__Aim of the exercise__.
Your task is to output the listing word for word, with pictures excluded.

++++ Data shown ++++

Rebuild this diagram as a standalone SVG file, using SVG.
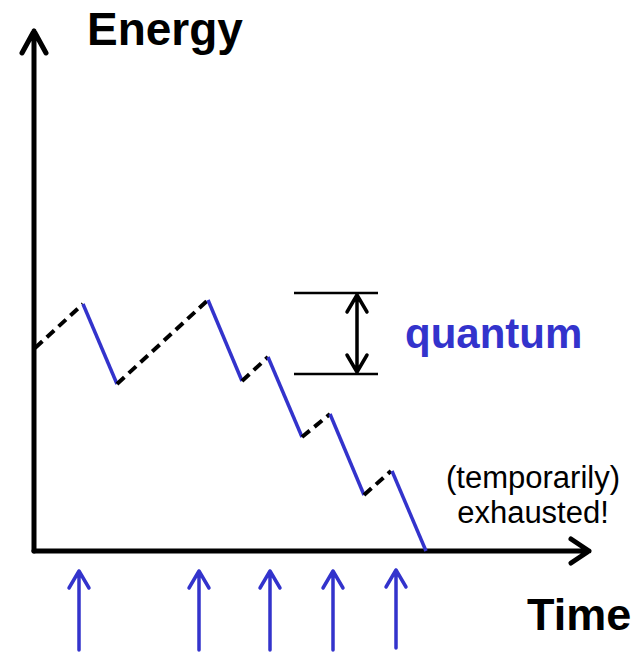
<svg xmlns="http://www.w3.org/2000/svg" width="635" height="653" viewBox="0 0 635 653">
<style>
.axis{stroke:#000;stroke-width:5;fill:none;stroke-linecap:round;stroke-linejoin:round}
.dash{stroke:#000;stroke-width:4;fill:none;stroke-dasharray:10,6}
.blue{stroke:#3333cc;stroke-width:3.5;fill:none}
.barrow{stroke:#3333cc;stroke-width:3.5;fill:none;stroke-linecap:round;stroke-linejoin:round}
.q{stroke:#000;stroke-width:2.5;fill:none}
.qa{stroke:#000;stroke-width:3.5;fill:none;stroke-linecap:round;stroke-linejoin:round}
.lbl{font-family:"Liberation Sans",Arial,sans-serif;font-weight:bold;fill:#000}
.note{font-family:"Liberation Sans",Arial,sans-serif;fill:#000;font-size:31px}
</style>
<rect width="635" height="653" fill="#fff"/>
<g id="axes">
<path class="axis" d="M34,551 V31 M22,53 L34,31 L46,53"/>
<path class="axis" d="M34,551 H589 M571,539 L589,551 L571,563"/>
</g>
<g id="connectors">
<path class="dash" d="M35,348 L83,304"/>
<path class="blue" d="M83,304 L117,384"/>
<path class="dash" d="M117,384 L208,300"/>
<path class="blue" d="M208,300 L242,381"/>
<path class="dash" d="M242,381 L268,357"/>
<path class="blue" d="M268,357 L302,437"/>
<path class="dash" d="M302,437 L330,414"/>
<path class="blue" d="M330,414 L364,495"/>
<path class="dash" d="M364,495 L391,471"/>
<path class="blue" d="M392,471 L426,551"/>
</g>
<g id="quantum">
<path class="q" d="M294,293 H378 M294,374 H378"/>
<path class="qa" d="M357,294 V373 M347,312 L357,295 L367,312 M347,355 L357,372 L367,355"/>
<text x="405" y="348" font-size="42" fill="#3333cc" style="font-family:'Liberation Sans',Arial,sans-serif;font-weight:bold">quantum</text>
</g>
<g id="labels">
<text class="lbl" x="87" y="45" font-size="46">Energy</text>
<text class="lbl" x="527" y="630" font-size="45">Time</text>
<text class="note" x="533" y="488" text-anchor="middle">(temporarily)</text>
<text class="note" x="533" y="523" text-anchor="middle">exhausted!</text>
</g>
<g id="events">
<path class="barrow" d="M79,650 V571 M69,588 L79,571 L89,588"/>
<path class="barrow" d="M199,650 V571 M189,588 L199,571 L209,588"/>
<path class="barrow" d="M270,650 V571 M260,588 L270,571 L280,588"/>
<path class="barrow" d="M333,650 V571 M323,588 L333,571 L343,588"/>
<path class="barrow" d="M396,648 V570 M386,587 L396,570 L406,587"/>
</g>
</svg>
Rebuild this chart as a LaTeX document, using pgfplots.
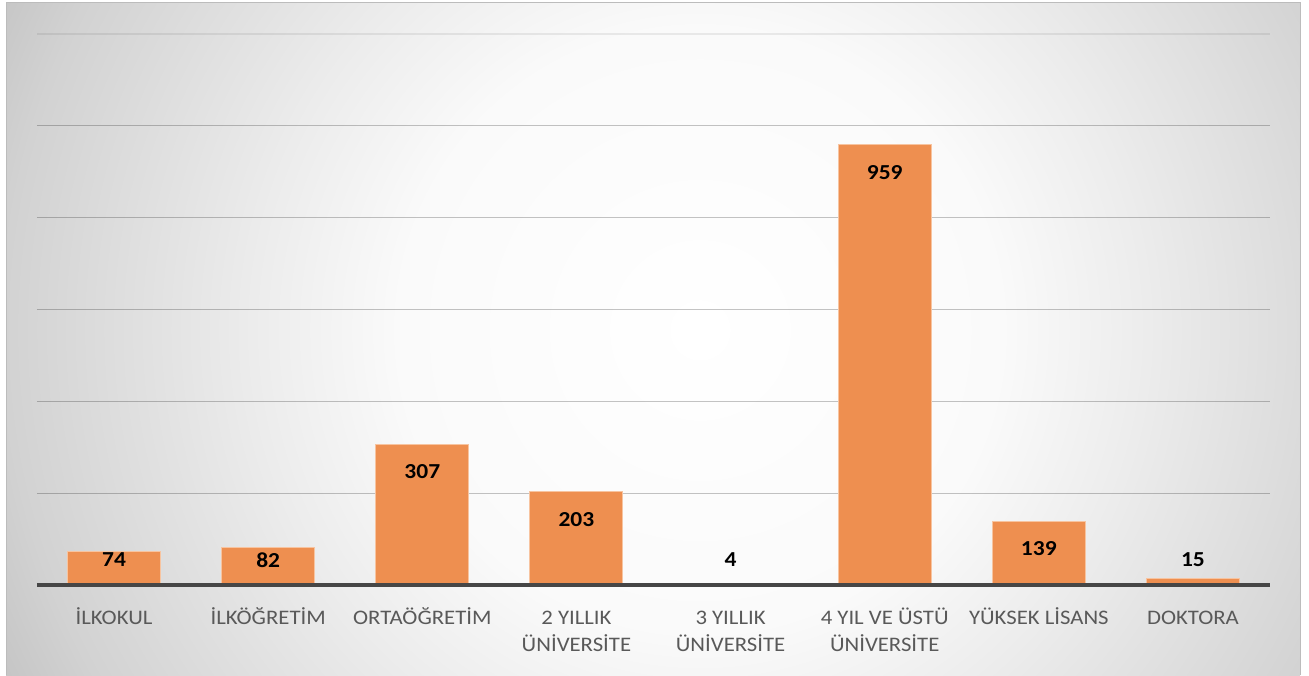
\documentclass[border=0pt]{standalone}
\usepackage{pgfplots}
\pgfplotsset{compat=1.18}
\usepackage{fontspec}
\setmainfont{Carlito}[FakeStretch=1.1]
\definecolor{barfill}{RGB}{238,143,80}
\definecolor{baredge}{RGB}{247,196,160}
\definecolor{ticktext}{RGB}{89,89,89}
\definecolor{axisline}{RGB}{70,70,70}
\definecolor{s0}{RGB}{255,255,255}
\definecolor{s1}{RGB}{250,250,250}
\definecolor{s2}{RGB}{236,236,236}
\definecolor{s3}{RGB}{210,210,210}
\definecolor{s4}{RGB}{198,198,198}
\definecolor{s5}{RGB}{190,190,190}
\definecolor{s6}{RGB}{186,186,186}
\definecolor{panelborder}{RGB}{188,188,188}
\pgfdeclareradialshading{bgshade}{\pgfpointorigin}{color(0bp)=(s0); color(225bp)=(s1); color(334.5bp)=(s2); color(520.5bp)=(s3); color(577.5bp)=(s4); color(675bp)=(s5); color(1000bp)=(s6)}
\begin{document}
\begin{tikzpicture}
\path[use as bounding box] (0pt,0pt) rectangle (981.75pt,506.25pt);
\begin{scope}
\clip (4.5pt,0pt) rectangle (975pt,504pt);
\begin{scope}[transform canvas={shift={(525pt,258.75pt)}}]
\pgfuseshading{bgshade}
\end{scope}
\end{scope}
\draw[panelborder, line width=0.75pt] (4.5pt,0pt) -- (4.5pt,504pt) -- (975pt,504pt) -- (975pt,0pt);
\begin{axis}[
  at={(27.75pt,67.5pt)}, anchor=south west,
  scale only axis, width=924.75pt, height=413.25pt,
  xmin=-0.5, xmax=7.5, ymin=0, ymax=1200,
  xtick={0,...,7},
  xticklabels={{\strut İLKOKUL},{\strut İLKÖĞRETİM},{\strut ORTAÖĞRETİM},{\strut 2 YILLIK\\ÜNİVERSİTE},{\strut 3 YILLIK\\ÜNİVERSİTE},{\strut 4 YIL VE ÜSTÜ\\ÜNİVERSİTE},{\strut YÜKSEK LİSANS},{\strut DOKTORA}},
  ytick={200,400,...,1000}, yticklabels={},
  extra y ticks={1200}, extra y tick labels={},
  extra y tick style={grid style={black, opacity=0.07, line width=1pt}},
  ymajorgrids, grid style={black, opacity=0.23, line width=1pt},
  axis line style={draw=none}, tick style={draw=none},
  xticklabel style={font=\fontsize{15.5}{20.5}\selectfont, text=ticktext, align=center, anchor=north, inner sep=0pt, yshift=-15.15pt},
  /pgf/number format/assume math mode=true,
  clip=false,
]
\addplot[ybar, bar width=69.75pt, fill=barfill, draw=baredge, line width=0.75pt,
  visualization depends on={rawy \as \rawy},
  nodes near coords,
  nodes near coords style={font=\fontsize{16}{19}\selectfont\bfseries, text=black, anchor=center, inner sep=0pt, yshift={0.75*max(-27.5,25-0.4588*\rawy)}}]
coordinates {(0,74) (1,82) (2,307) (3,203) (4,4) (5,959) (6,139) (7,15)};
\draw[axisline, line width=3pt] (rel axis cs:0,0) -- (rel axis cs:1,0);
\end{axis}
\end{tikzpicture}
\end{document}
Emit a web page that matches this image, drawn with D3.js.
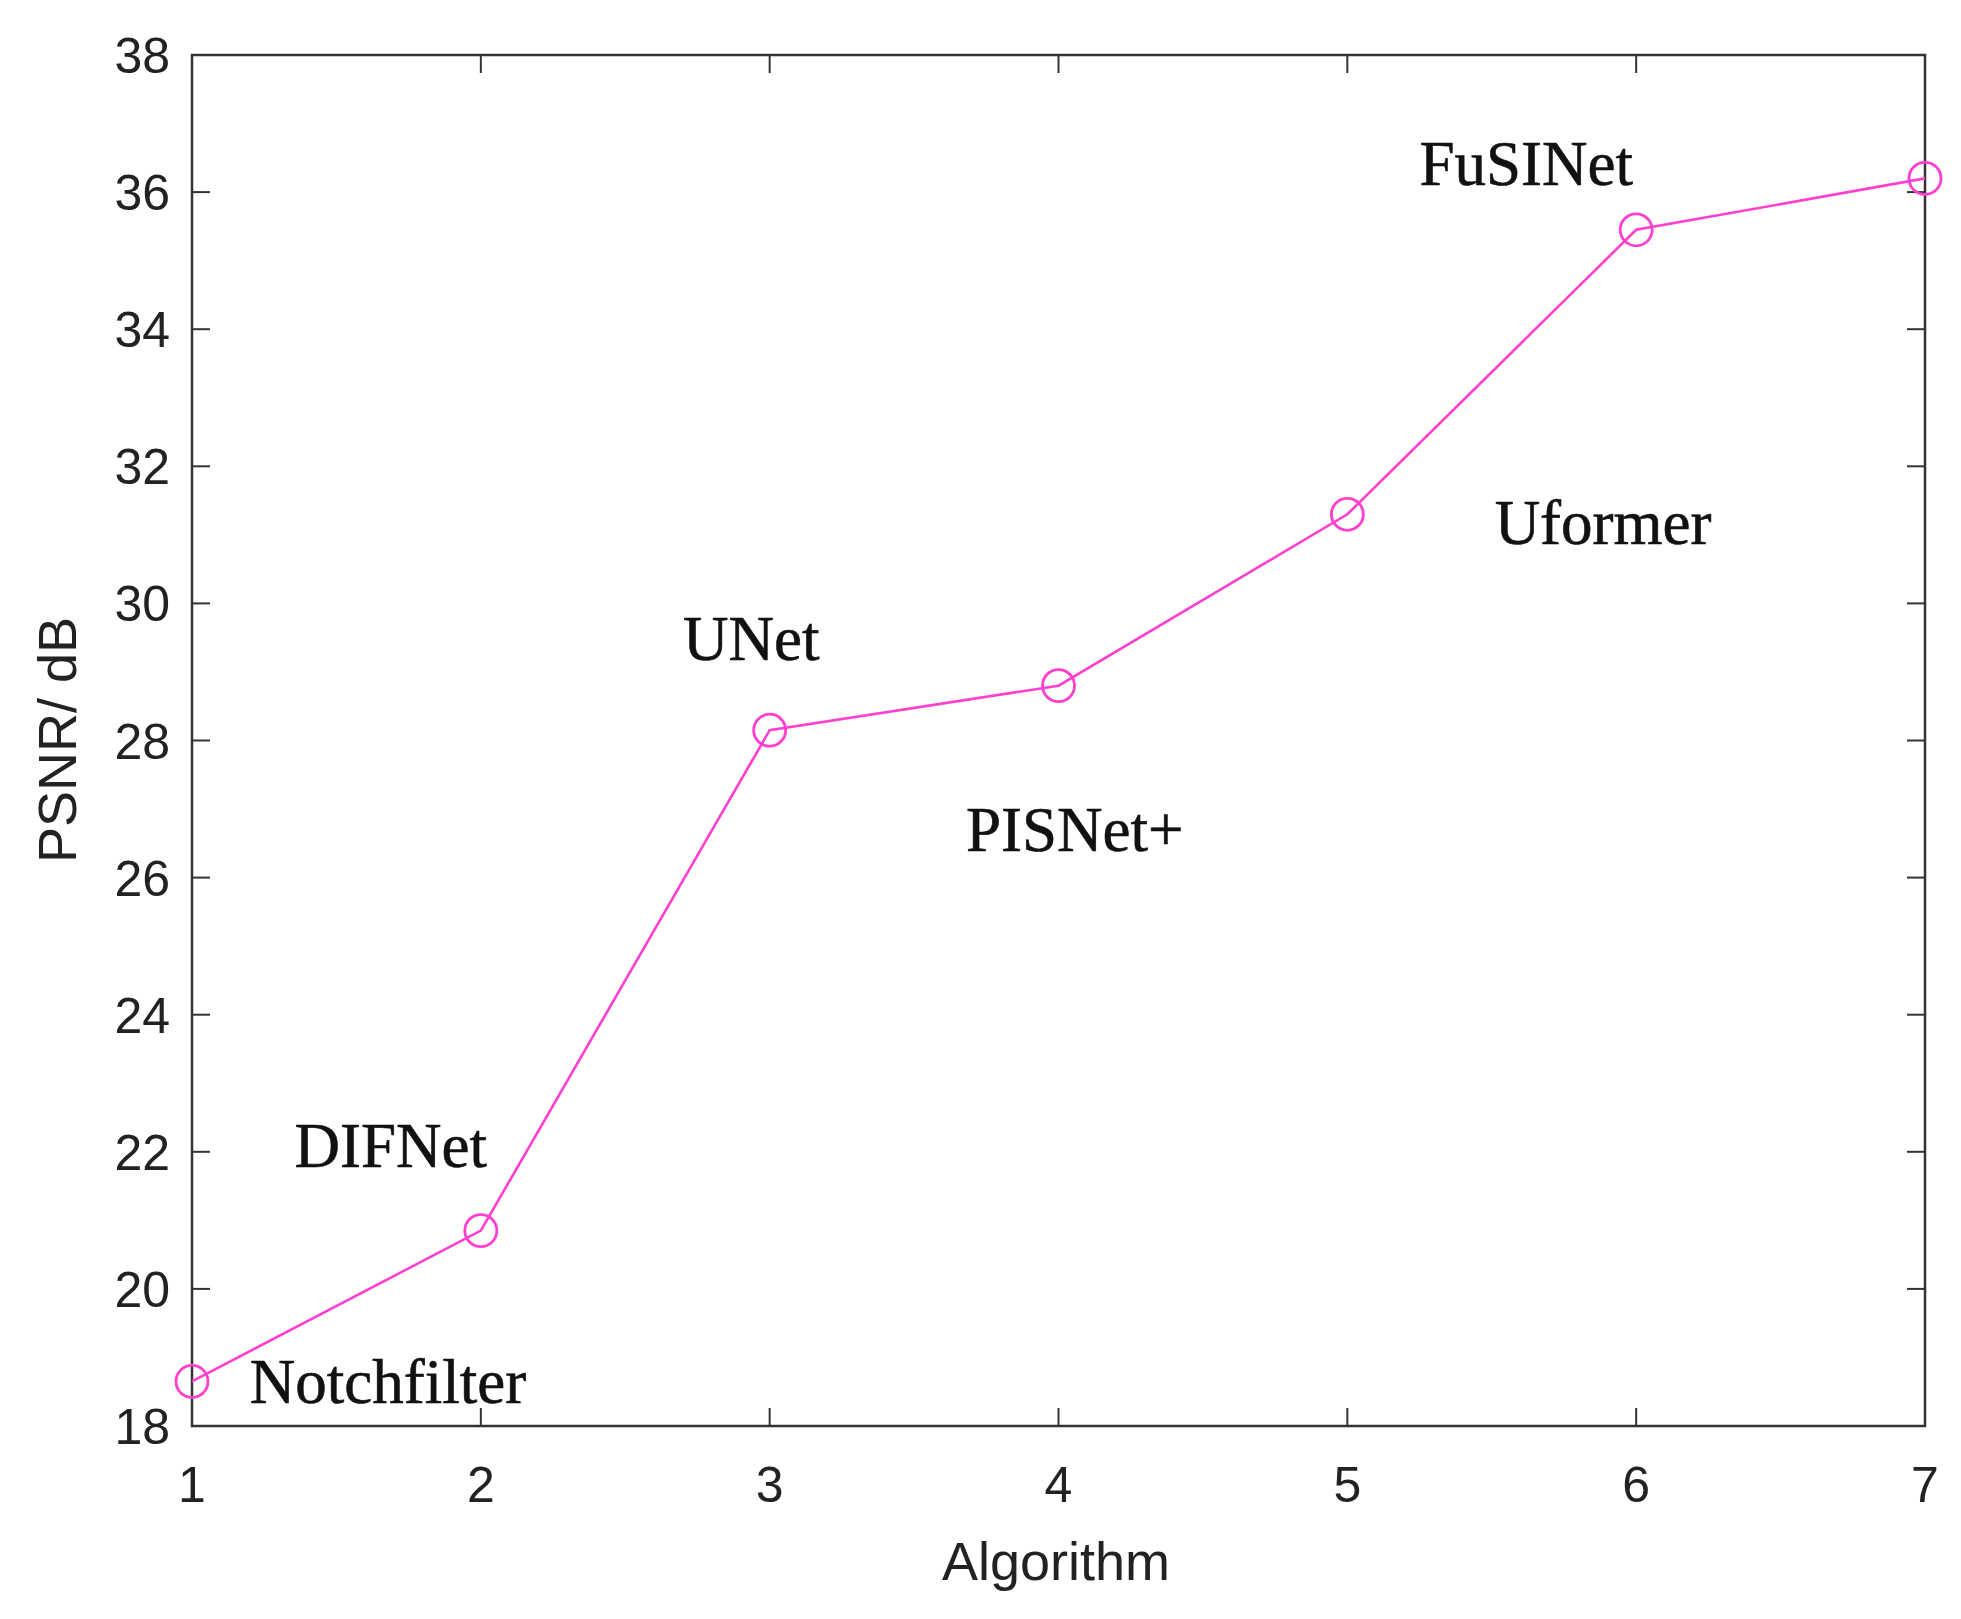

++++

__Response below__.
Rebuild this diagram as a standalone SVG file, using SVG.
<svg xmlns="http://www.w3.org/2000/svg" width="635" height="653" viewBox="0 0 635 653">
<style>
.axis{stroke:#000;stroke-width:5;fill:none;stroke-linecap:round;stroke-linejoin:round}
.dash{stroke:#000;stroke-width:4;fill:none;stroke-dasharray:10,6}
.blue{stroke:#3333cc;stroke-width:3.5;fill:none}
.barrow{stroke:#3333cc;stroke-width:3.5;fill:none;stroke-linecap:round;stroke-linejoin:round}
.q{stroke:#000;stroke-width:2.5;fill:none}
.qa{stroke:#000;stroke-width:3.5;fill:none;stroke-linecap:round;stroke-linejoin:round}
.lbl{font-family:"Liberation Sans",Arial,sans-serif;font-weight:bold;fill:#000}
.note{font-family:"Liberation Sans",Arial,sans-serif;fill:#000;font-size:31px}
</style>
<rect width="635" height="653" fill="#fff"/>
<g id="axes">
<path class="axis" d="M34,551 V31 M22,53 L34,31 L46,53"/>
<path class="axis" d="M34,551 H589 M571,539 L589,551 L571,563"/>
</g>
<g id="connectors">
<path class="dash" d="M35,348 L83,304"/>
<path class="blue" d="M83,304 L117,384"/>
<path class="dash" d="M117,384 L208,300"/>
<path class="blue" d="M208,300 L242,381"/>
<path class="dash" d="M242,381 L268,357"/>
<path class="blue" d="M268,357 L302,437"/>
<path class="dash" d="M302,437 L330,414"/>
<path class="blue" d="M330,414 L364,495"/>
<path class="dash" d="M364,495 L391,471"/>
<path class="blue" d="M392,471 L426,551"/>
</g>
<g id="quantum">
<path class="q" d="M294,293 H378 M294,374 H378"/>
<path class="qa" d="M357,294 V373 M347,312 L357,295 L367,312 M347,355 L357,372 L367,355"/>
<text x="405" y="348" font-size="42" fill="#3333cc" style="font-family:'Liberation Sans',Arial,sans-serif;font-weight:bold">quantum</text>
</g>
<g id="labels">
<text class="lbl" x="87" y="45" font-size="46">Energy</text>
<text class="lbl" x="527" y="630" font-size="45">Time</text>
<text class="note" x="533" y="488" text-anchor="middle">(temporarily)</text>
<text class="note" x="533" y="523" text-anchor="middle">exhausted!</text>
</g>
<g id="events">
<path class="barrow" d="M79,650 V571 M69,588 L79,571 L89,588"/>
<path class="barrow" d="M199,650 V571 M189,588 L199,571 L209,588"/>
<path class="barrow" d="M270,650 V571 M260,588 L270,571 L280,588"/>
<path class="barrow" d="M333,650 V571 M323,588 L333,571 L343,588"/>
<path class="barrow" d="M396,648 V570 M386,587 L396,570 L406,587"/>
</g>
</svg>
Rebuild this chart as a LaTeX document, using pgfplots.
\documentclass[border=0pt]{standalone}
\usepackage{pgfplots}
\pgfplotsset{compat=1.18}
\usepackage{fontspec}
\setmainfont{Carlito}[FakeStretch=1.1]
\definecolor{barfill}{RGB}{238,143,80}
\definecolor{baredge}{RGB}{247,196,160}
\definecolor{ticktext}{RGB}{89,89,89}
\definecolor{axisline}{RGB}{70,70,70}
\definecolor{s0}{RGB}{255,255,255}
\definecolor{s1}{RGB}{250,250,250}
\definecolor{s2}{RGB}{236,236,236}
\definecolor{s3}{RGB}{210,210,210}
\definecolor{s4}{RGB}{198,198,198}
\definecolor{s5}{RGB}{190,190,190}
\definecolor{s6}{RGB}{186,186,186}
\definecolor{panelborder}{RGB}{188,188,188}
\pgfdeclareradialshading{bgshade}{\pgfpointorigin}{color(0bp)=(s0); color(225bp)=(s1); color(334.5bp)=(s2); color(520.5bp)=(s3); color(577.5bp)=(s4); color(675bp)=(s5); color(1000bp)=(s6)}
\begin{document}
\begin{tikzpicture}
\path[use as bounding box] (0pt,0pt) rectangle (981.75pt,506.25pt);
\begin{scope}
\clip (4.5pt,0pt) rectangle (975pt,504pt);
\begin{scope}[transform canvas={shift={(525pt,258.75pt)}}]
\pgfuseshading{bgshade}
\end{scope}
\end{scope}
\draw[panelborder, line width=0.75pt] (4.5pt,0pt) -- (4.5pt,504pt) -- (975pt,504pt) -- (975pt,0pt);
\begin{axis}[
  at={(27.75pt,67.5pt)}, anchor=south west,
  scale only axis, width=924.75pt, height=413.25pt,
  xmin=-0.5, xmax=7.5, ymin=0, ymax=1200,
  xtick={0,...,7},
  xticklabels={{\strut İLKOKUL},{\strut İLKÖĞRETİM},{\strut ORTAÖĞRETİM},{\strut 2 YILLIK\\ÜNİVERSİTE},{\strut 3 YILLIK\\ÜNİVERSİTE},{\strut 4 YIL VE ÜSTÜ\\ÜNİVERSİTE},{\strut YÜKSEK LİSANS},{\strut DOKTORA}},
  ytick={200,400,...,1000}, yticklabels={},
  extra y ticks={1200}, extra y tick labels={},
  extra y tick style={grid style={black, opacity=0.07, line width=1pt}},
  ymajorgrids, grid style={black, opacity=0.23, line width=1pt},
  axis line style={draw=none}, tick style={draw=none},
  xticklabel style={font=\fontsize{15.5}{20.5}\selectfont, text=ticktext, align=center, anchor=north, inner sep=0pt, yshift=-15.15pt},
  /pgf/number format/assume math mode=true,
  clip=false,
]
\addplot[ybar, bar width=69.75pt, fill=barfill, draw=baredge, line width=0.75pt,
  visualization depends on={rawy \as \rawy},
  nodes near coords,
  nodes near coords style={font=\fontsize{16}{19}\selectfont\bfseries, text=black, anchor=center, inner sep=0pt, yshift={0.75*max(-27.5,25-0.4588*\rawy)}}]
coordinates {(0,74) (1,82) (2,307) (3,203) (4,4) (5,959) (6,139) (7,15)};
\draw[axisline, line width=3pt] (rel axis cs:0,0) -- (rel axis cs:1,0);
\end{axis}
\end{tikzpicture}
\end{document}
Emit a web page that matches this image, drawn with D3.js.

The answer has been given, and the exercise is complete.